North America dominated July’s flows, adding 43t (US$2.0bn, 3.4% of AUM) to the region’s collective holdings, led by SPDR® Gold Shares and iShares Gold Trust, which together accounted for 75% of net global inflows. Additionally, low-cost gold-backed ETFs2 continued to grow, accumulating 2.4t during the month and bringing their joint holdings to an all-time high of 56t, worth US$2.6bn.
European-listed funds brought in 7.5t (US$483mn, 0.9%), with net inflows spread across countries in the region. And while the flows seen in July were just a fraction of those in June, funds in Europe have seen net positive flows in every month this year, apart from April. Looming concerns over Brexit, generally weaker currencies, negative interest rates, as well as other idiosyncratic risks, have supported gold investment demand.

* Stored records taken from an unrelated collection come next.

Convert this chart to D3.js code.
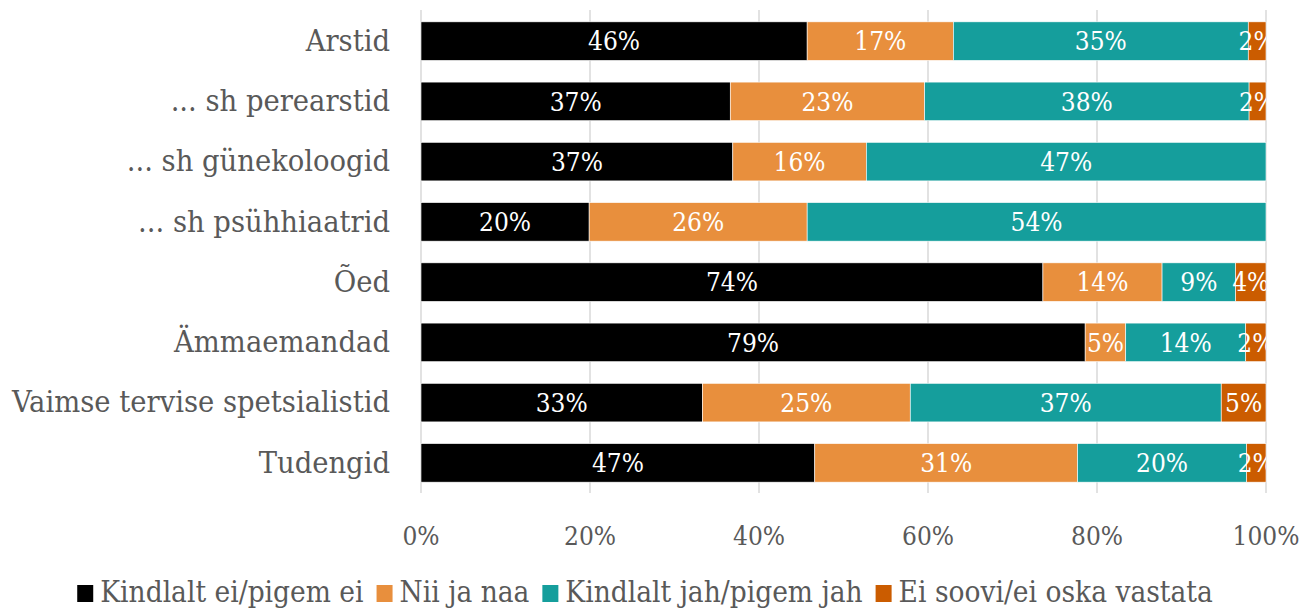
<html>
<head>
<meta charset="utf-8">
<script src="https://cdn.jsdelivr.net/npm/d3@7"></script>
<style>
  body { margin: 0; background: #fff; }
  text { font-family: "DejaVu Serif Condensed", "DejaVu Serif", serif; }
</style>
</head>
<body>
<div id="chart"></div>
<script>
// categories (top to bottom)
var groups = ["Arstid", "... sh perearstid", "... sh günekoloogid", "... sh psühhiaatrid",
              "Õed", "Ämmaemandad", "Vaimse tervise spetsialistid", "Tudengid"];
var seriesNames = ["Kindlalt ei/pigem ei", "Nii ja naa", "Kindlalt jah/pigem jah", "Ei soovi/ei oska vastata"];
var seriesColors = ["#000000", "#E88F3D", "#159E9C", "#CB5C00"];

// shares in percent, one array per series, same order as groups
var kindlaltEi  = [45.7, 36.6, 36.9, 19.9, 73.6, 78.6, 33.3, 46.6];
var niiJaNaa    = [17.3, 23.0, 15.8, 25.8, 14.1,  4.8, 24.6, 31.1];
var kindlaltJah = [34.9, 38.4, 47.3, 54.3,  8.7, 14.2, 36.8, 20.0];
var eiSoovi     = [ 2.1,  2.0,  0.0,  0.0,  3.6,  2.4,  5.3,  2.3];
var xTicks = [0, 20, 40, 60, 80, 100];

var W = 1301, H = 610;
var margin = {left: 421, right: 35, top: 11, bottom: 117};

var svg = d3.select("#chart").append("svg").attr("width", W).attr("height", H);

var x = d3.scaleLinear().domain([0, 100]).range([margin.left, W - margin.right]);
var y = d3.scaleBand().domain(groups).range([margin.top, H - margin.bottom]).paddingInner(0.36).paddingOuter(0.18);

// build stacked rows
var table = groups.map(function (g, i) {
  return {group: g, s0: kindlaltEi[i], s1: niiJaNaa[i], s2: kindlaltJah[i], s3: eiSoovi[i]};
});
var stack = d3.stack().keys(["s0", "s1", "s2", "s3"])(table);

// gridlines
svg.append("g").selectAll("line").data(xTicks).enter().append("line")
  .attr("x1", function (d) { return x(d); }).attr("x2", function (d) { return x(d); })
  .attr("y1", margin.top - 1).attr("y2", H - margin.bottom)
  .style("stroke", "#d9d9d9").style("stroke-width", 1.5);

svg.append("clipPath").attr("id", "plotclip").append("rect")
  .attr("x", x(0)).attr("y", 0).attr("width", x(100) - x(0)).attr("height", H);

var layers = svg.append("g").selectAll("g").data(stack).enter().append("g")
  .style("fill", function (d, i) { return seriesColors[i]; });

layers.selectAll("rect").data(function (d) { return d; }).enter().append("rect")
  .attr("x", function (d) { return x(d[0]); })
  .attr("y", function (d) { return y(d.data.group); })
  .attr("width", function (d) { return x(d[1]) - x(d[0]); })
  .attr("height", y.bandwidth())
  .style("stroke", "#fff").style("stroke-width", 0.6);

// value labels
var fmt = function (v) { return Math.round(v) + "%"; };
var labels = svg.append("g").attr("clip-path", "url(#plotclip)");
stack.forEach(function (layer) {
  layer.forEach(function (d) {
    if (d[1] - d[0] <= 0) return;
    labels.append("text")
      .attr("x", (x(d[0]) + x(d[1])) / 2)
      .attr("y", y(d.data.group) + y.bandwidth() / 2)
      .attr("dy", "0.36em")
      .attr("text-anchor", "middle")
      .style("fill", "#fff")
      .style("font-size", "26px")
      .text(fmt(d[1] - d[0]));
  });
});

// category labels
svg.append("g").selectAll("text").data(groups).enter().append("text")
  .attr("x", 390)
  .attr("y", function (d) { return y(d) + y.bandwidth() / 2; })
  .attr("dy", "0.32em")
  .attr("text-anchor", "end")
  .style("fill", "#595959")
  .style("font-size", "30.5px")
  .text(function (d) { return d; });

// x tick labels
svg.append("g").selectAll("text").data(xTicks).enter().append("text")
  .attr("x", function (d) { return x(d); })
  .attr("y", 545)
  .attr("text-anchor", "middle")
  .style("fill", "#595959")
  .style("font-size", "26px")
  .text(function (d) { return d + "%"; });

// legend
var legend = svg.append("g");
var lx = 0;
seriesNames.forEach(function (name, i) {
  var item = legend.append("g").attr("transform", "translate(" + lx + ",0)");
  item.append("rect").attr("x", 0).attr("y", -17).attr("width", 16).attr("height", 17)
    .style("fill", seriesColors[i]);
  var t = item.append("text").attr("x", 23).attr("y", 0)
    .style("fill", "#595959").style("font-size", "29.5px").text(name);
  lx += 23 + t.node().getComputedTextLength() + 13;
});
lx -= 13;
legend.attr("transform", "translate(" + (645 - lx / 2) + ",602)");
</script>
</body>
</html>
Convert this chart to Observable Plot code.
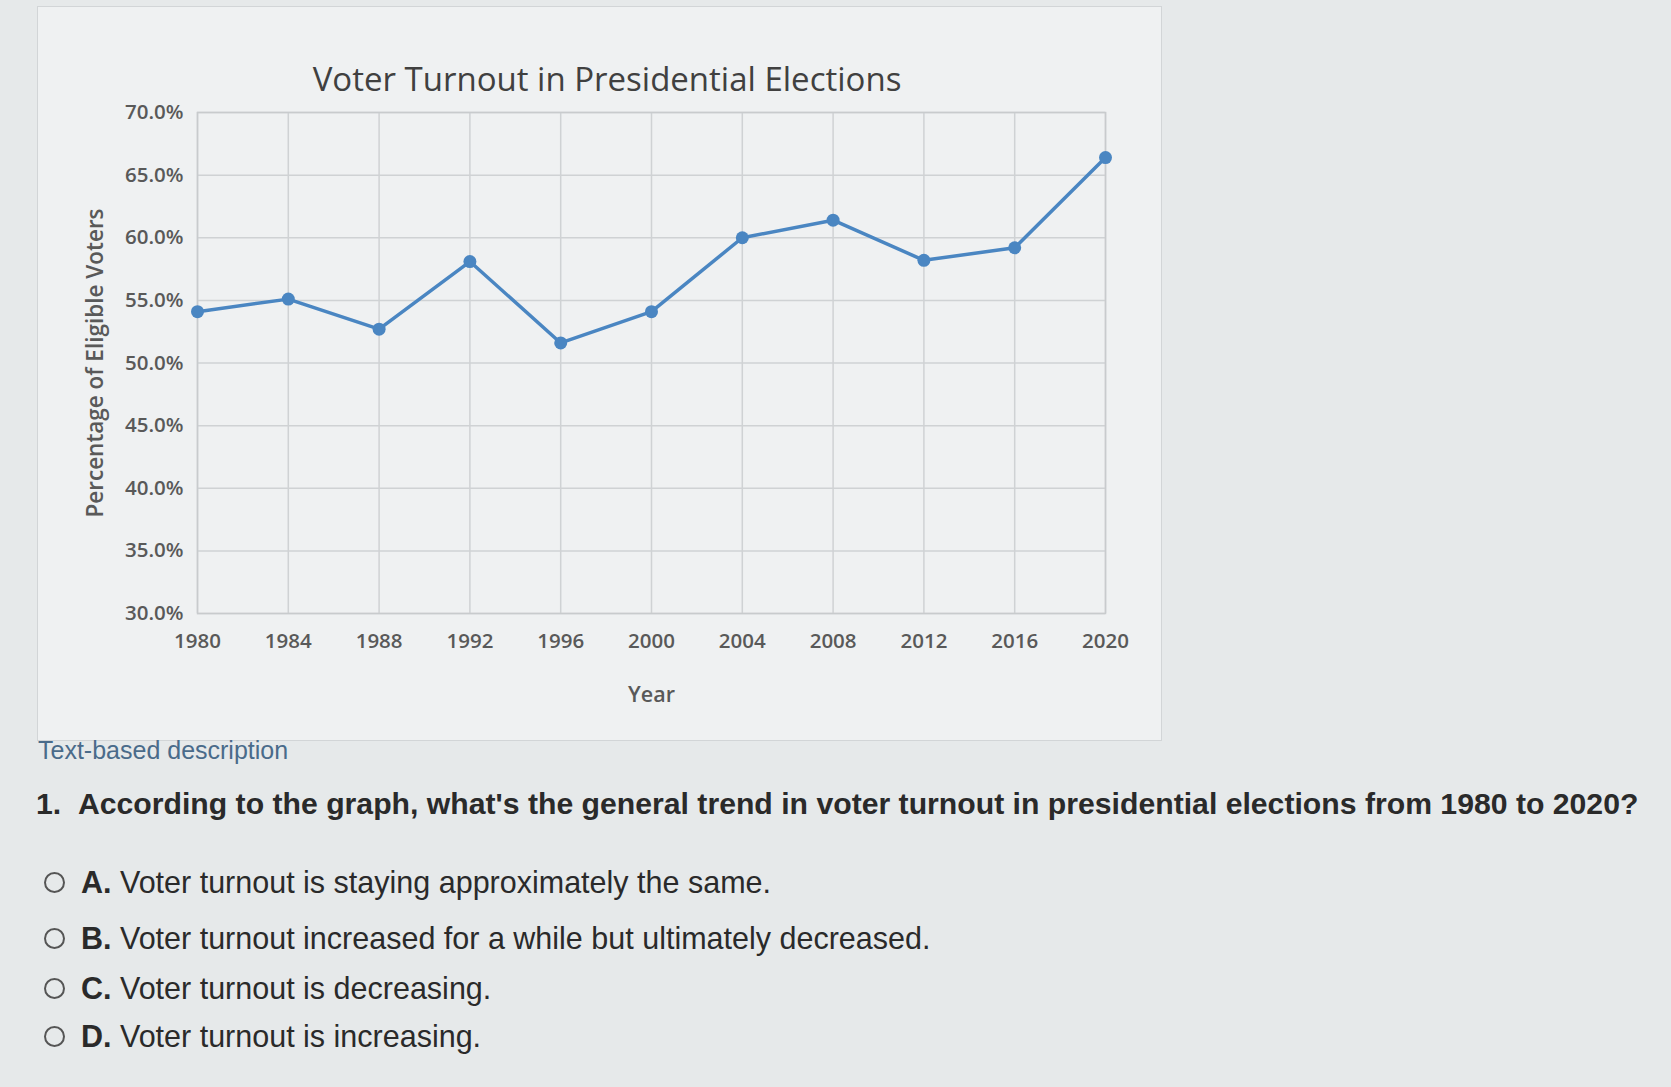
<!DOCTYPE html>
<html>
<head>
<meta charset="utf-8">
<script src="https://cdn.jsdelivr.net/npm/d3@7"></script>
<script src="https://cdn.jsdelivr.net/npm/@observablehq/plot@0.6"></script>
<style>
  html, body { margin: 0; padding: 0; }
  body { width: 1671px; height: 1087px; background: #e6e9ea; position: relative; overflow: hidden; font-family: "Liberation Sans", Arial, sans-serif; }
  #box { position: absolute; left: 37px; top: 6px; width: 1125px; height: 735px; background: #eff1f2; border: 1.5px solid #d2d5d7; box-sizing: border-box; }
  #title { position: absolute; left: 37px; top: 56px; width: 1140px; text-align: center; font-family: "Open Sans", sans-serif; font-size: 33px; color: #404040; }
  #chart { position: absolute; left: 37px; top: 80px; }
  #desc { position: absolute; left: 38px; top: 736px; font-size: 25px; color: #4a6b8a; }
  #q { position: absolute; left: 36px; top: 787px; font-size: 30.2px; font-weight: bold; color: #2a2a2a; white-space: nowrap; }
  .opt { position: absolute; left: 44px; font-size: 30.5px; color: #2a2a2a; white-space: nowrap; }
  .opt .r { display: inline-block; width: 21px; height: 21px; border: 2px solid #555; border-radius: 50%; vertical-align: middle; margin-right: 16px; box-sizing: border-box; position: relative; top: -2px; }
  .opt b { font-weight: bold; }
</style>
</head>
<body>
<div id="box"></div>
<div id="title">Voter Turnout in Presidential Elections</div>
<div id="chart"></div>
<div id="desc">Text-based description</div>
<div id="q">1.&nbsp;&nbsp;According to the graph, what's the general trend in voter turnout in presidential elections from 1980 to 2020?</div>
<div class="opt" style="top:865px"><span class="r"></span><b>A.</b> Voter turnout is staying approximately the same.</div>
<div class="opt" style="top:921px"><span class="r"></span><b>B.</b> Voter turnout increased for a while but ultimately decreased.</div>
<div class="opt" style="top:971px"><span class="r"></span><b>C.</b> Voter turnout is decreasing.</div>
<div class="opt" style="top:1019px"><span class="r"></span><b>D.</b> Voter turnout is increasing.</div>
<script>
const years = [1980, 1984, 1988, 1992, 1996, 2000, 2004, 2008, 2012, 2016, 2020];
const turnout = [54.1, 55.1, 52.7, 58.1, 51.6, 54.1, 60.0, 61.4, 58.2, 59.2, 66.4];
const yTicks = [30, 35, 40, 45, 50, 55, 60, 65, 70];
const xTicks = [1980, 1984, 1988, 1992, 1996, 2000, 2004, 2008, 2012, 2016, 2020];

const data = years.map((y, i) => ({year: y, value: turnout[i]}));

const chart = Plot.plot({
  width: 1110,
  height: 650,
  marginLeft: 160,
  marginRight: 42,
  marginTop: 32,
  marginBottom: 117,
  style: {fontFamily: "'Open Sans', sans-serif", fontSize: "20.5px", fontWeight: 600, color: "#595959", background: "transparent"},
  x: {domain: [1980, 2020], ticks: xTicks, tickFormat: d => String(d), tickSize: 0, tickPadding: 20, label: "Year", labelArrow: "none", labelAnchor: "center", labelOffset: 88},
  y: {domain: [30, 70], ticks: yTicks, tickFormat: d => d.toFixed(1) + "%", tickSize: 0, tickPadding: 14, label: "Percentage of Eligible Voters", labelArrow: "none", labelAnchor: "center", labelOffset: 110},
  marks: [
    Plot.gridX(xTicks, {stroke: "#cfd2d4", strokeOpacity: 1, strokeWidth: 1.5}),
    Plot.gridY(yTicks, {stroke: "#cfd2d4", strokeOpacity: 1, strokeWidth: 1.5}),
    Plot.frame({stroke: "#c8cbcd", strokeWidth: 1.5}),
    Plot.line(data, {x: "year", y: "value", stroke: "#4a86c2", strokeWidth: 3.5}),
    Plot.dot(data, {x: "year", y: "value", fill: "#4a86c2", r: 6.5})
  ]
});
d3.select(chart).selectAll('[aria-label="y-axis label"] text').style("font-size", "22.5px");
d3.select(chart).selectAll('[aria-label="x-axis label"] text').style("font-size", "21.5px");
document.getElementById("chart").appendChild(chart);
</script>
</body>
</html>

Funds in Asia and other regions also had positive flows of approximately 1t each. Chinese funds saw a net increase in holdings as investors reacted to a significant gold price increase in local currency.
Despite a stronger US dollar in July, the gold price continued its ascent, most notably reaching all-time highs in many currencies, including the Indian rupee, Australian and Canadian dollar, British pound and Japanese yen. At the same time, positioning through futures net longs3 in COMEX remained above 850t throughout the month, while global gold trade volumes averaged $166bn a day – almost 50% above their 2018 levels – through over-the-counter products, futures contracts and ETFs (see our trading volumes data section). As the price trended higher and volumes increased, realised 30-day volatility reached a three-year high. Notably, the shape of the put/call skew curve suggests that investors were willing to pay more for the option to buy gold in the future than to sell – highlighting a bullish sentiment.
Regional flows 1
North American-listed funds drove most of the global inflows in July
- North American funds had inflows of 43t (US$2.0bn, 3.4% AUM)
- Holdings in European funds rose by 7.5t (US$483mn, 0.9%)
- Funds listed in Asia increased by 0.8t (US$37mn, 1.1%)
- Other regions had inflows of 0.9t (US$41mn, 2.8%).
SPDR® Gold Shares and iShares Gold Trust had combined inflows of US$2bn
- In North America, SPDR® Gold Shares added 29t (US$1.4bn, 3.8%), while iShares Gold Trust added 13t (US$605mn, 4.5%) and low-cost gold-backed ETFs2 added US$112mn or 5% of assets
- Flows were mixed in Europe: three of the top 10 global funds were from the UK – including iShares Physical Gold, which added 5t (US$233mn, 4.2%) during the month – but two of the bottom 10 were also from the UK, including Invesco Physical Gold, which lost 4.3t (US$193mn, 3%); funds listed in Germany mostly saw small but positive inflows
- Flows in China were led by Huaan Yifu, which grew by 1t (US$46mn, 6%), while Guotai saw fractional outflows
- In other regions, ETFS Physical Gold in Australia added nearly 1t or 7% to its AUM as record gold prices in Australian dollars, combined with the broader macro environment, pushed gold-backed ETF demand higher.
Long term trends
Global gold-backed ETFs have increased by 6.4% so far in 2019
- Global gold-backed ETFs added 159t (US$7.6bn, 6.4%) y-t-d, mostly driven by strong inflows in January, June and July
- European funds have grown consistently this year, seeing positive flows in all months except April and UK-based fund holdings are at all-time highs, reaching 556t or 21% of global gold-backed ETF assets in July
- Strong inflows in North American-listed funds over the past two months have increased the regions’ contribution to 2019 growth – as of end July, North America added 73.5 tonnes compared to 94.6t in Europe
- Low-cost gold-backed ETFs‡ in the US have seen positive flows for 13 of the past 14 months, and have increased their collective AUM by 54% so far this year as both gold holdings and the gold price have risen
- Asian-listed funds have seen net outflows equivalent to more than 10% of AUM on the back of an appetite for stocks and profit taking in gold earlier in the year – but this trend has shifted in the past two months.